Gardening Magazine

Transitoriness

By Ozhene @papaver
 There was a recent article in the Guardian by Sarah Amandolare about how people often have to move house frequently, usually for work reasons and that this leads to a feeling of impermanence and transience.  This was bounded around a discussion about how people do not decorate/furnish their homes with a feeling of staying there but that decoration/furniture is more of a temporary fix.  For some people this temporary fix is about moving on again and for some it is about the current state of their budget.  The article says: “the way we decorate is more often an afterthought than a carefully executed statement. For many of us, “home” feels too uncertain a notion to invest in, decoratively, emotionally, or otherwise”[1]  This article resonated strongly with me as it is something I have been thinking about a lot recently in relation to my current and previous gardens.  Next year I will have lived in this house for ten years, looking back I do not think I have ever lived in a house for this long  including when I was growing up.  This means this is the longest I have lived with a garden and really seen it develop.  Plants I bought nearly ten years ago are maturing, they are becoming what they have the potential to be.  Some mistakes I made in planting years ago are now but wisps of memory.  Other mistakes are just becoming apparent as the plants mature and I realize that my planting was ill thought out and did not look far enough ahead. Transitoriness My mind then leaps to the article about Monty Don and his apparent ‘war on begonias’.  Monty is quoted as saying in a 2006 article that bedding plants are “a desire for instant color and makeover effects ... one-stop gardening – disposable, dramatic and needing no knowledge beyond which way up to stick the plant in the ground.” [2]  This in my mind links directly to the point being made above, but in an understanding partly as to why this may be way.  If you know you might only be in the house three or four years (if you are even that lucky) and you have to sort the house out first, for many people the garden is low on the list of priorities.  Now I know many of you will say ‘not low on mine’ and it is not low on my priorities either, but we are not all built the same way (probably best). 
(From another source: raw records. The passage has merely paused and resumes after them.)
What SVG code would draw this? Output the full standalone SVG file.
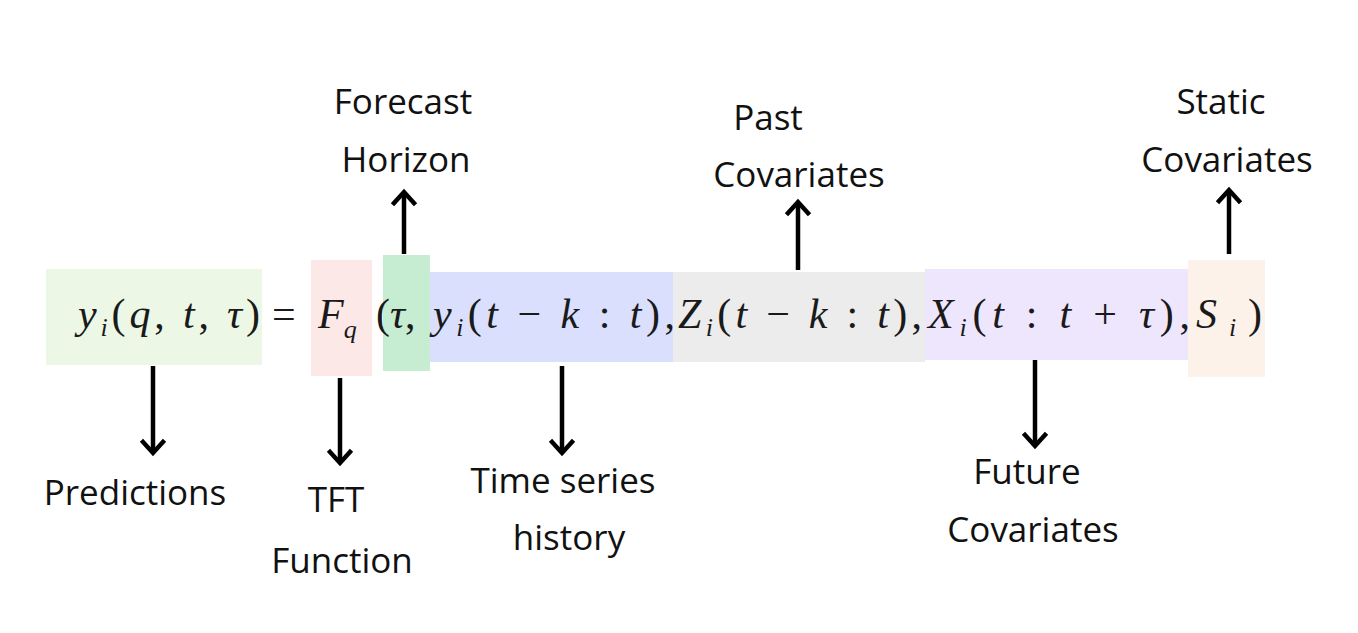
<svg xmlns="http://www.w3.org/2000/svg" width="1358" height="633" viewBox="0 0 1358 633">
<style>
.lbl{font-family:"Open Sans","Liberation Sans",sans-serif;font-size:35px;fill:#111;text-anchor:middle}
.m{font-family:"Liberation Serif","DejaVu Serif",serif;font-size:42px;fill:#1a1a1a}
.i{font-style:italic}
.s{font-size:26px;font-style:italic}
.c line{stroke:#000;stroke-width:4.5}
.c path{fill:none;stroke:#000;stroke-width:4.5;stroke-linecap:square}
</style>
<rect width="1358" height="633" fill="#fff"/>
<g id="boxes">
<rect x="46" y="269" width="216" height="96" fill="#ecf8e5"/>
<rect x="311" y="260" width="61" height="116" fill="#fde8e8"/>
<rect x="383" y="255" width="47" height="116" fill="#c6ecd2"/>
<rect x="430" y="272" width="243" height="90" fill="#d9dffd"/>
<rect x="673" y="272" width="252" height="90" fill="#ececec"/>
<rect x="925" y="269" width="263" height="91" fill="#ede6fd"/>
<rect x="1188" y="260" width="77" height="117" fill="#fdf2ea"/>
</g>
<g id="formula">
<text class="m" x="78" y="328" textLength="182" lengthAdjust="spacing"><tspan class="i">y</tspan><tspan class="s" dy="8">i</tspan><tspan dy="-8">(</tspan><tspan class="i">q</tspan>, <tspan class="i">t</tspan>, <tspan class="i">τ</tspan>)</text>
<text class="m" x="272" y="328">=</text>
<text class="m" x="318" y="328"><tspan class="i">F</tspan><tspan class="s" dy="10">q</tspan></text>
<text class="m" x="376" y="328">(<tspan class="i">τ</tspan>,</text>
<text class="m" x="433" y="328" textLength="242" lengthAdjust="spacing"><tspan class="i">y</tspan><tspan class="s" dy="8">i</tspan><tspan dy="-8">(</tspan><tspan class="i">t</tspan> − <tspan class="i">k</tspan> : <tspan class="i">t</tspan>),</text>
<text class="m" x="678" y="328" textLength="244" lengthAdjust="spacing"><tspan class="i">Z</tspan><tspan class="s" dy="8">i</tspan><tspan dy="-8">(</tspan><tspan class="i">t</tspan> − <tspan class="i">k</tspan> : <tspan class="i">t</tspan>),</text>
<text class="m" x="928" y="328" textLength="262" lengthAdjust="spacing"><tspan class="i">X</tspan><tspan class="s" dy="8">i</tspan><tspan dy="-8">(</tspan><tspan class="i">t</tspan> : <tspan class="i">t</tspan> + <tspan class="i">τ</tspan>),</text>
<text class="m" x="1196" y="328" textLength="66" lengthAdjust="spacing"><tspan class="i">S</tspan><tspan class="s" dy="8">i</tspan><tspan dy="-8">)</tspan></text>
</g>
<g id="connectors" class="c">
<line x1="153" y1="366" x2="153" y2="453"/><path d="M143 442 L153 453 L163 442"/>
<line x1="340" y1="378" x2="340" y2="463"/><path d="M330 452 L340 463 L350 452"/>
<line x1="562" y1="366" x2="562" y2="453"/><path d="M552 442 L562 453 L572 442"/>
<line x1="1035" y1="360" x2="1035" y2="446"/><path d="M1025 435 L1035 446 L1045 435"/>
<line x1="404" y1="254" x2="404" y2="192"/><path d="M394 203 L404 192 L414 203"/>
<line x1="798" y1="270" x2="798" y2="202"/><path d="M788 213 L798 202 L808 213"/>
<line x1="1229" y1="254" x2="1229" y2="190"/><path d="M1219 201 L1229 190 L1239 201"/>
</g>
<g id="labels">
<g id="n-forecast"><text class="lbl" x="403" y="114">Forecast</text><text class="lbl" x="406" y="172">Horizon</text></g>
<g id="n-past"><text class="lbl" x="768" y="130">Past</text><text class="lbl" x="799" y="187">Covariates</text></g>
<g id="n-static"><text class="lbl" x="1221" y="114">Static</text><text class="lbl" x="1227" y="172">Covariates</text></g>
<g id="n-pred"><text class="lbl" x="135" y="505">Predictions</text></g>
<g id="n-tft"><text class="lbl" x="336" y="512">TFT</text><text class="lbl" x="342" y="573">Function</text></g>
<g id="n-ts"><text class="lbl" x="563" y="493">Time series</text><text class="lbl" x="569" y="550">history</text></g>
<g id="n-future"><text class="lbl" x="1027" y="484">Future</text><text class="lbl" x="1033" y="542">Covariates</text></g>
</g>
</svg>
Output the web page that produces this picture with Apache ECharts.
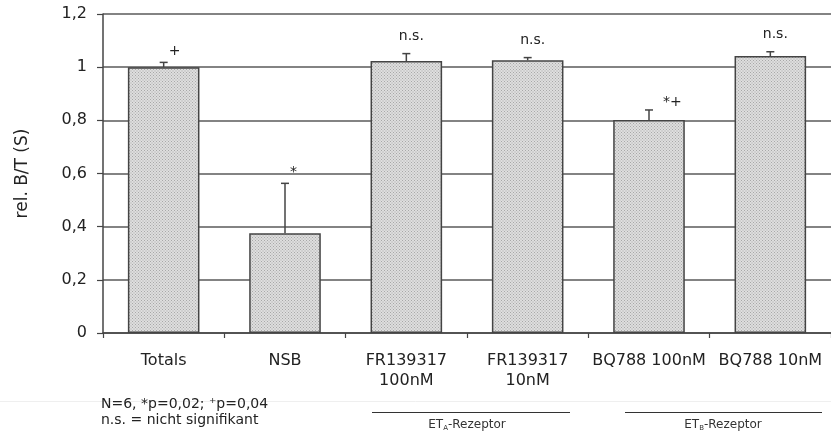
<!DOCTYPE html>
<html><head><meta charset="utf-8">
<script src="https://cdn.jsdelivr.net/npm/echarts@6/dist/echarts.min.js"></script>
<style>html,body{margin:0;padding:0;background:#fff}#c{width:831px;height:434px}</style>
</head><body><div id="c"></div>
<script>
const categories = ['Totals', 'NSB', 'FR139317\n100nM', 'FR139317\n10nM', 'BQ788 100nM', 'BQ788 10nM'];
const values = [1.0, 0.375, 1.023, 1.026, 0.801, 1.042];
const errUpper = [1.018, 0.563, 1.051, 1.036, 0.839, 1.058];
const annotations = ['+', '*', 'n.s.', 'n.s.', '*+', 'n.s.'];
const yTicks = [0, 0.2, 0.4, 0.6, 0.8, 1.0, 1.2];

const FONT = 'DejaVu Sans';

// dotted fill pattern
const pc = document.createElement('canvas');
pc.width = 3; pc.height = 3;
const px = pc.getContext('2d');
px.fillStyle = '#dedede'; px.fillRect(0, 0, 3, 3);
px.fillStyle = '#a8a8a8'; px.fillRect(0, 0, 1, 1); px.fillRect(1.5, 1.5, 1, 1);

const chart = echarts.init(document.getElementById('c'));
chart.setOption({
  animation: false,
  grid: { left: 103, top: 14, right: -4, bottom: 101 },
  xAxis: {
    type: 'category', data: categories,
    axisLine: { lineStyle: { color: '#444', width: 1.5 } },
    axisTick: { show: true, length: 5, lineStyle: { color: '#444', width: 1.2 } },
    axisLabel: { color: '#222', fontFamily: FONT, fontSize: 16, margin: 18, lineHeight: 20, interval: 0 },
    splitLine: { show: false }
  },
  yAxis: {
    type: 'value', min: 0, max: 1.2, interval: 0.2,
    name: 'rel. B/T (S)', nameLocation: 'middle', nameGap: 72, nameRotate: 90,
    nameTextStyle: { color: '#222', fontFamily: FONT, fontSize: 17 },
    axisLine: { show: true, lineStyle: { color: '#444', width: 1.5 } },
    axisTick: { show: true, length: 6, lineStyle: { color: '#444', width: 1.2 } },
    axisLabel: {
      color: '#222', fontFamily: FONT, fontSize: 16, margin: 16,
      formatter: v => {
        const t = yTicks.find(x => Math.abs(x - v) < 1e-6);
        return String(+((t ?? v).toFixed(1))).replace('.', ',');
      }
    },
    splitLine: { show: true, lineStyle: { color: '#5a5a5a', width: 1.5 } }
  },
  series: [
    {
      type: 'bar', data: values, barWidth: '59%',
      itemStyle: { color: { image: pc, repeat: 'repeat' }, borderColor: '#444', borderWidth: 1.5 },
      z: 2
    },
    {
      type: 'custom',
      data: values.map((v, i) => [i, v, errUpper[i]]),
      encode: { x: 0, y: [1, 2] },
      z: 3,
      renderItem: (params, api) => {
        const i = api.value(0);
        const base = api.coord([i, api.value(1)]);
        const top = api.coord([i, api.value(2)]);
        const txt = annotations[i];
        const isNS = txt === 'n.s.';
        let tx, ty, align;
        if (isNS) { tx = top[0] + 5; ty = top[1] - 17; align = 'center'; }
        else if (txt.length > 1) { tx = top[0] + 14; ty = top[1] - 8; align = 'left'; }
        else { tx = top[0] + 5; ty = top[1] - 11; align = 'left'; }
        return {
          type: 'group',
          children: [
            { type: 'line', shape: { x1: base[0], y1: base[1], x2: top[0], y2: top[1] }, style: { stroke: '#444', lineWidth: 1.5 } },
            { type: 'line', shape: { x1: top[0] - 4, y1: top[1], x2: top[0] + 4, y2: top[1] }, style: { stroke: '#444', lineWidth: 1.5 } },
            { type: 'text', x: tx, y: ty, style: { text: txt, fill: '#222', font: '14px ' + FONT, align: align, verticalAlign: 'middle' } }
          ]
        };
      }
    }
  ],
  graphic: [
    { type: 'line', shape: { x1: 0, y1: 401.5, x2: 831, y2: 401.5 }, style: { stroke: '#efefef', lineWidth: 1 } },
    { type: 'text', left: 101, top: 396, style: { text: 'N=6, *p=0,02; \u207Ap=0,04\nn.s. = nicht signifikant', fill: '#222', font: '14px ' + FONT, lineHeight: 16 } },
    { type: 'line', shape: { x1: 372, y1: 412.5, x2: 570, y2: 412.5 }, style: { stroke: '#333', lineWidth: 1 } },
    { type: 'line', shape: { x1: 625, y1: 412.5, x2: 822, y2: 412.5 }, style: { stroke: '#333', lineWidth: 1 } },
    { type: 'text', x: 467, y: 425, style: { text: 'ET{s|A}-Rezeptor', rich: { s: { fontSize: 7, fontFamily: FONT, fill: '#333', padding: [6, 0, 0, 0] } }, fill: '#333', font: '12px ' + FONT, align: 'center', verticalAlign: 'middle' } },
    { type: 'text', x: 723, y: 425, style: { text: 'ET{s|B}-Rezeptor', rich: { s: { fontSize: 7, fontFamily: FONT, fill: '#333', padding: [6, 0, 0, 0] } }, fill: '#333', font: '12px ' + FONT, align: 'center', verticalAlign: 'middle' } }
  ]
});
</script></body></html>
Thinking about this further, about this need to buy for impermanence and the need to garden for impermanence, it can be no surprise that people are not learning how to garden.  It can be no surprise that they buy what they can that instantly looks good but then also no surprise when/if that quick purchase dies on them that they are put off gardening because they are not seeing any positive result.  If your time is limited and that rose bush you bought sulks for a year, you might be lucky to ever see it really perform, so why would you waste your money on something that the next person may well just rip out?  It is also no surprise that families living at great distance from each other no longer can learn how to garden from their grandparents/aunts/uncles.  They also might not get the opportunity to learn to garden from their neighbours as I did as a child as depending on where you live: neighbours can be as distant as if they lived on the moon.  This distance might not be geographic, they might physically just be a semi-detached wall away.
I then wonder if there is a solution to this and of course there is not really.  The only solutions are ones that is not realistic and not open to many in our society as it stands today.  We have to face it that if we have a home/place to stay we are already significantly better off than many not only in our own country but also across the world.  When put into this perspective the worrying about begonias suddenly feels very small beer.  I have no issue with Monty disliking begonias, he is of course wrong as some begonias are rather wonderful but we all have our plants that we dislike that other people cannot understand why.  I am not very keen on cactii and have only recently started to like any hostas.  No gardener is an island as they say. Transitoriness So let us celebrate every hanging basket stuck to a caravan, every window box, every plant on a window sill.  Gardening is impermanent (I am really not sure I like this word), by its very nature it has a life span.  From the annual marigold to the most long lived tree you can think of, gardening is meant to change.  If a bit of begonia bedding brings some instant brightness to someone’s life then let us glory in this; after all, it has to be better than the paved over alternative.